Cute pastels Pigalle’s SS17 collection, “The Wedding”

This emphasis on performance, says Ashpool, is the product of a childhood spent watching his Serbian mother, Doushka, perform as a ballet dancer. Now 74 and a regular staffer in Pigalle’s store, she has also worked as dancer at the Moulin Rouge and as an instructor to fashion models on the art of the sinuous walk. In Ashpool’s clothing, the emphasis on texture is informed by the work of his father, John, a Canadian artist “currently somewhere in a forest in Quebec” who met Ashpool’s mother when working on the costumes for a production she was dancing in. “I love to put people on the stage,” says Ashpool. “And every time I start a collection I try and think of a simple idea that will touch people, that they can relate to whoever they are. Whether it is Bruno or a kid of 16.”

That “Bruno” is Bruno Pavlovsky, the president of fashion at Chanel. In 2015 Pigalle was named winner of the ANDAM prize, an award whose chief trophy – €250,000 apart – has been the mentorship of the executive who oversees the business of France’s largest privately owned fashion house. Consequently the last two collections have seen a subtle Chanel-ification of Pigalle: tracksuits in the Wedding collection featured panels of lace hand-sewn in Chanel ateliers, while coats in the Eros love-athon were garnished with Chanel plissé. And with Pavlovsky’s encouragement, Ashpool has just taken possession of a former glass factory in La Chapelle which he intends to turn into a new atelier.

“This is the biggest project of my life,” he says. “As well as producing the clothes for Pigalle, we plan to find other young designers and help them start. And we want to bring young people into the business – I’m thinking about people like the kids I train in basketball – and show them that they can find careers working in fashion. Perhaps one day we can produce special items for Chanel? That would be amazing.”
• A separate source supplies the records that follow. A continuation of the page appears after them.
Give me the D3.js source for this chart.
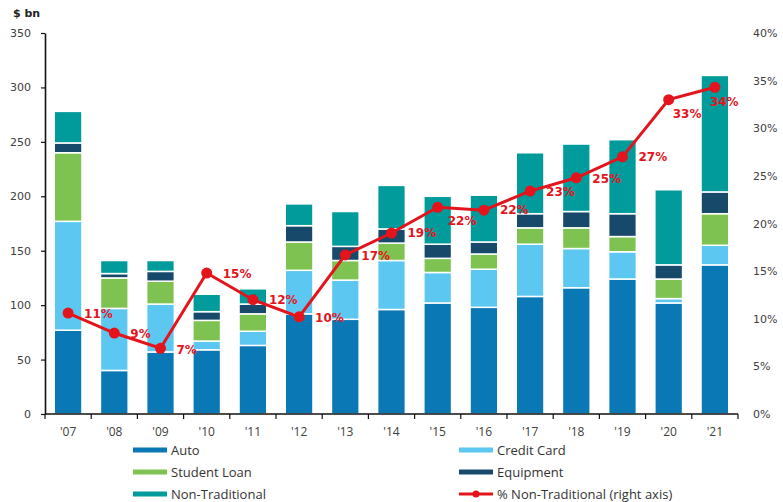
<!DOCTYPE html>
<html>
<head>
<meta charset="utf-8">
<script src="https://cdn.jsdelivr.net/npm/d3@7"></script>
<style>
  body { margin: 0; background: #fff; }
  .axis text { font-family: "DejaVu Sans", Verdana, sans-serif; font-size: 11px; fill: #404040; }
  .x-axis text { font-family: "Open Sans", sans-serif; font-size: 12px; fill: #404040; }
  .legend text { font-family: "Open Sans", sans-serif; font-size: 13px; fill: #333; }
  .pct-label { font-family: "DejaVu Sans", Verdana, sans-serif; font-size: 12px; font-weight: bold; fill: #e3141c; }
</style>
</head>
<body>
<div id="chart"></div>
<script>

// Data ($ bn by year, plus share of non-traditional lending)
var years = ["'07", "'08", "'09", "'10", "'11", "'12", "'13", "'14", "'15", "'16", "'17", "'18", "'19", "'20", "'21"];
var auto           = [77, 40, 57, 59, 63, 92, 87, 96, 102, 98, 108, 116, 124, 102, 137];
var creditCard     = [100, 57, 44, 8, 13, 40, 36, 45, 28, 35, 48, 36, 25, 4, 18];
var studentLoan    = [63, 28, 21, 19, 16, 26, 18, 16, 13, 14, 15, 19, 14, 18, 29];
var equipment      = [9, 4, 9, 8, 9, 15, 13, 13, 13, 11, 13, 15, 21, 13, 20];
var nonTraditional = [29, 12, 10, 16, 14, 20, 32, 40, 44, 43, 56, 62, 68, 69, 107];
var pctNonTrad     = [10.6, 8.5, 6.9, 14.8, 12.0, 10.2, 16.7, 19.0, 21.7, 21.4, 23.4, 24.8, 27.0, 33.0, 34.3];
var pctLabels      = ["11%", "9%", "7%", "15%", "12%", "10%", "17%", "19%", "22%", "22%", "23%", "25%", "27%", "33%", "34%"];
var leftTicks  = [0, 50, 100, 150, 200, 250, 300, 350];
var rightTicks = [0, 0.05, 0.10, 0.15, 0.20, 0.25, 0.30, 0.35, 0.40];

var seriesNames = ["Auto", "Credit Card", "Student Loan", "Equipment", "Non-Traditional"];
var seriesColors = ["#0a78b4", "#5cc7f0", "#7ec352", "#174a6a", "#009b9a"];
var lineName = "% Non-Traditional (right axis)";
var lineColor = "#e3141c";

// label nudges for the percentage labels (layout only)
var labelDx = [16, 16, 16, 16, 16, 16, 16, 16, 10, 16, 16, 16, 16, 4, -5];
var labelDy = [1, 1, 2, 1, 0, 1, 1, 0, 13, 0, 1, 1, 0, 14, 15];

var W = 783, H = 502;
var margin = {top: 33, left: 45, right: 738, bottom: 414};

var svg = d3.select("#chart").append("svg")
    .attr("width", W)
    .attr("height", H);

// table for stacking
var table = years.map(function(y, i) {
    return {year: y, "Auto": auto[i], "Credit Card": creditCard[i], "Student Loan": studentLoan[i],
            "Equipment": equipment[i], "Non-Traditional": nonTraditional[i], pct: pctNonTrad[i] / 100, label: pctLabels[i]};
});

var x = d3.scaleBand()
    .domain(years)
    .range([margin.left, margin.right])
    .paddingInner(0.4)
    .paddingOuter(0.2);
var y = d3.scaleLinear().domain([0, 350]).range([margin.bottom, margin.top]);
var y2 = d3.scaleLinear().domain([0, 0.40]).range([margin.bottom, margin.top]);

var stack = d3.stack().keys(seriesNames);
var stacked = stack(table);

// bars
svg.append("g").selectAll("g")
    .data(stacked)
    .enter().append("g")
    .attr("fill", function(d, i) { return seriesColors[i]; })
    .selectAll("rect")
    .data(function(d) { return d; })
    .enter().append("rect")
    .attr("x", function(d) { return x(d.data.year); })
    .attr("width", x.bandwidth())
    .attr("y", function(d) { return y(d[1]); })
    .attr("height", function(d) { return y(d[0]) - y(d[1]); })
    .attr("stroke", "#fff")
    .attr("stroke-width", 1.5);

// left axis
var yAxis = d3.axisLeft(y).tickValues(leftTicks).tickSize(4).tickSizeOuter(0).tickPadding(10);
var gy = svg.append("g")
    .attr("class", "axis y-axis")
    .attr("transform", "translate(" + margin.left + ",0)")
    .call(yAxis);
gy.select(".domain").attr("stroke", "#111").attr("stroke-width", 1.6);
gy.selectAll(".tick line").attr("stroke", "#111").attr("stroke-width", 1.2);

// right axis (labels only)
var yAxis2 = d3.axisRight(y2).tickValues(rightTicks).tickFormat(d3.format(".0%")).tickSize(0).tickPadding(15);
var gy2 = svg.append("g")
    .attr("class", "axis y2-axis")
    .attr("transform", "translate(" + margin.right + ",0)")
    .call(yAxis2);
gy2.select(".domain").remove();

// bottom axis: labels centred under bars, ticks on category boundaries
var xAxis = d3.axisBottom(x).tickSize(0).tickPadding(13);
var gx = svg.append("g")
    .attr("class", "axis x-axis")
    .attr("transform", "translate(0," + margin.bottom + ")")
    .call(xAxis);
gx.select(".domain").remove();
gx.append("line")
    .attr("x1", margin.left).attr("x2", margin.right)
    .attr("stroke", "#111").attr("stroke-width", 1.6);
var boundaries = d3.range(years.length + 1).map(function(i) { return margin.left + i * x.step(); });
gx.selectAll(".bound")
    .data(boundaries)
    .enter().append("line")
    .attr("class", "bound")
    .attr("x1", function(d) { return d; }).attr("x2", function(d) { return d; })
    .attr("y1", 0).attr("y2", 5)
    .attr("stroke", "#111").attr("stroke-width", 1.2);

// line on right axis
var line = d3.line()
    .x(function(d) { return x(d.year) + x.bandwidth() / 2; })
    .y(function(d) { return y2(d.pct); });
svg.append("path")
    .datum(table)
    .attr("fill", "none")
    .attr("stroke", lineColor)
    .attr("stroke-width", 3)
    .attr("d", line);
svg.selectAll(".dot")
    .data(table)
    .enter().append("circle")
    .attr("class", "dot")
    .attr("cx", function(d) { return x(d.year) + x.bandwidth() / 2; })
    .attr("cy", function(d) { return y2(d.pct); })
    .attr("r", 5.5)
    .attr("fill", lineColor);
svg.selectAll(".pct-label")
    .data(table)
    .enter().append("text")
    .attr("class", "pct-label")
    .attr("x", function(d, i) { return x(d.year) + x.bandwidth() / 2 + labelDx[i]; })
    .attr("y", function(d, i) { return y2(d.pct) + labelDy[i]; })
    .attr("dy", "0.35em")
    .text(function(d) { return d.label; });

// axis title
svg.append("text")
    .attr("x", 13).attr("y", 17)
    .style("font-family", "DejaVu Sans, Verdana, sans-serif")
    .style("font-size", "11px")
    .style("font-weight", "bold")
    .style("fill", "#222")
    .text("$ bn");

// legend
var legendItems = seriesNames.map(function(n, i) { return {name: n, color: seriesColors[i], isLine: false}; });
legendItems.push({name: lineName, color: lineColor, isLine: true});
var colX = [133, 459], rowY = [450, 472, 494];
var legend = svg.append("g").attr("class", "legend");
var items = legend.selectAll("g")
    .data(legendItems)
    .enter().append("g")
    .attr("transform", function(d, i) { return "translate(" + colX[i % 2] + "," + rowY[Math.floor(i / 2)] + ")"; });
items.append("rect")
    .attr("x", 0).attr("y", function(d) { return d.isLine ? -1.5 : -2.5; })
    .attr("width", 34).attr("height", function(d) { return d.isLine ? 3 : 5; })
    .attr("fill", function(d) { return d.color; });
items.filter(function(d) { return d.isLine; })
    .append("circle")
    .attr("cx", 17).attr("cy", 0).attr("r", 3.5)
    .attr("fill", lineColor);
items.append("text")
    .attr("x", 38)
    .attr("dy", "0.35em")
    .text(function(d) { return d.name; });

</script>
</body>
</html>
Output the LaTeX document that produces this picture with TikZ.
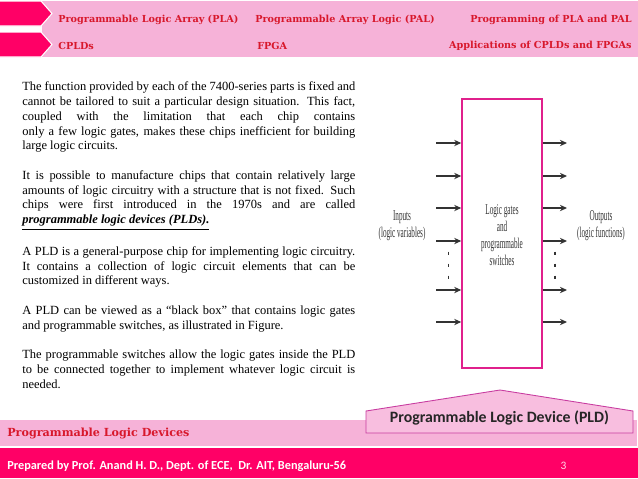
\documentclass[tikz,border=0pt]{standalone}
\usepackage{fontspec}
\setmainfont{Liberation Serif}
\newfontfamily\headfont{DejaVu Serif}
\newfontfamily\footfont{Carlito}
\usetikzlibrary{positioning,arrows.meta}
\definecolor{bandpink}{HTML}{F6B2D8}
\definecolor{deeppink}{HTML}{FF0066}
\definecolor{boxpink}{HTML}{E0208C}
\definecolor{headred}{HTML}{D8182C}
\definecolor{calloutpink}{HTML}{F8BEDF}
\definecolor{calloutline}{HTML}{C83CA0}
\tikzset{
    headlabel/.style={inner sep=0pt, text=headred, font=\headfont\bfseries\fontsize{5.5}{7}\selectfont},
    pentagon/.style={fill=deeppink, draw=white, line width=0.6pt},
    pinlabel/.style={inner sep=0pt, align=center, text=black!80, font=\fontsize{8.5}{9.7}\selectfont, xscale=0.48, transform shape},
    pinarrow/.style={thick, black!80, -{Stealth[length=4pt,width=3.6pt]}},
    pindot/.style={black!80, line width=0.9pt},
}
\begin{document}
\begin{tikzpicture}[x=0.02cm,y=-0.02cm]

    \useasboundingbox (0,0) rectangle (638,478);
    \fill[white] (0,0) rectangle (638,478);

    \fill[bandpink] (42,1) rectangle (638,57);
    \draw[pentagon] (-1,1) -- (41,1) -- (52,13.5) -- (41,26) -- (-1,26) -- cycle;
    \draw[pentagon] (-1,32) -- (41,32) -- (52,44.5) -- (41,57) -- (-1,57) -- cycle;

    \node[headlabel, anchor=west] (pla) at (58,19.5) {Programmable Logic Array (PLA)};
    \node[headlabel, anchor=west] (pal) at (255,19.5) {Programmable Array Logic (PAL)};
    \node[headlabel, anchor=east] (prog) at (632,19.5) {Programming of PLA and PAL};
    \node[headlabel, anchor=west] (cplds) at (58,45.5) {CPLDs};
    \node[headlabel, anchor=west] (fpga) at (257,45.5) {FPGA};
    \node[headlabel, anchor=east] (apps) at (632,45.5) {Applications of CPLDs and FPGAs};

    \node[anchor=north west, inner sep=0pt, text width=6.66cm, align=justify,
        font=\fontsize{7.1}{8.42}\selectfont] (body) at (22,81.5) {%
        The function provided by each of the 7400-series parts is fixed and\linebreak cannot be tailored to suit a particular design situation. This fact,\linebreak coupled with the limitation that each chip contains\linebreak only a few logic gates, makes these chips inefficient for building\linebreak large logic circuits.\par\vspace{8.42pt}
        It is possible to manufacture chips that contain relatively large\linebreak amounts of logic circuitry with a structure that is not fixed. Such\linebreak chips were first introduced in the 1970s and are called\linebreak \textbf{\textit{\underline{programmable logic devices (PLDs).}}}\par\vspace{8.42pt}
        A PLD is a general-purpose chip for implementing logic circuitry.\linebreak It contains a collection of logic circuit elements that can be\linebreak customized in different ways.\par\vspace{8.42pt}
        A PLD can be viewed as a ``black box'' that contains logic gates\linebreak and programmable switches, as illustrated in Figure.\par\vspace{8.42pt}
        The programmable switches allow the logic gates inside the PLD\linebreak to be connected together to implement whatever logic circuit is\linebreak needed.};

    \node[draw=boxpink, line width=0.9pt, minimum width=1.6cm, minimum height=5.38cm, inner sep=0pt] (pld) at (502,233.5) {};

    \foreach \i/\y in {1/143,2/176,3/208,4/241,5/290,6/322} {
        \coordinate (in\i) at (436,\y);
        \coordinate (out\i) at (567,\y);
        \draw[pinarrow] (in\i) -- (in\i -| pld.west);
        \draw[pinarrow] (out\i -| pld.east) -- (out\i);
    }

    \foreach \y in {253,265,277} {
        \draw[pindot] (448.5,\y-1.5) -- (448.5,\y+1.5);
        \draw[pindot] (555,\y-1.5) -- (555,\y+1.5);
    }

    \node[pinlabel] (inputs) at (402,226) {Inputs\\(logic variables)};
    \node[pinlabel] (outputs) at (601,226) {Outputs\\(logic functions)};
    \node[pinlabel] (gates) at (502,235.5) {Logic gates\\and\\programmable\\switches};

    \fill[bandpink] (0,420) rectangle (637,446);
    \fill[deeppink] (0,448) rectangle (638,478);

    \node[headlabel, anchor=west, font=\headfont\bfseries\fontsize{6.35}{7}\selectfont] (section) at (7,433.5) {Programmable Logic Devices};
    \draw[fill=calloutpink, draw=calloutline, line width=0.5pt] (366,433) -- (366,411) -- (500,390) -- (633,411) -- (633,433) -- cycle;
    \node[inner sep=0pt, font=\footfont\bfseries\fontsize{9}{11}\selectfont, text=black!85] (title) at (499.5,417.5) {Programmable Logic Device (PLD)};

    \node[anchor=west, inner sep=0pt, text=white, font=\footfont\bfseries\fontsize{7}{10}\selectfont] (prepared) at (7,466) {Prepared by Prof. Anand H. D., Dept. of ECE,\ \ Dr. AIT, Bengaluru-56};
    \node[inner sep=0pt, text=white!85!deeppink, font=\footfont\fontsize{6.5}{8}\selectfont] (page) at (563.5,466) {3};

\end{tikzpicture}
\end{document}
Half entrepreneur, half flâneur, Ashpool is shaping a fashion label that reflects the ethnically diverse, sportswear-uniformed, rough-edged reality of the neighbourhood in which he was incubated. If he wasn’t determined to sell his clothes only from his own shops – he now has two in Paris and one in Tokyo – Pigalle would already be much bigger. “We need to be independent,” he insists. “I just want to have my own stores – my own bakery – from which I sell my stuff for the best possible price. At the end of the day all you need to find is the right amount of money that allows you to live, but without giving too much to the government!”

So Pigalle the brand will stay in Pigalle the neighbourhood. Both are changing fast, says Ashpool. “I am very happy with the development of the city. I certainly don’t miss the streets being full of fighting and prostitution. And we live our village life in Paris, just like always.”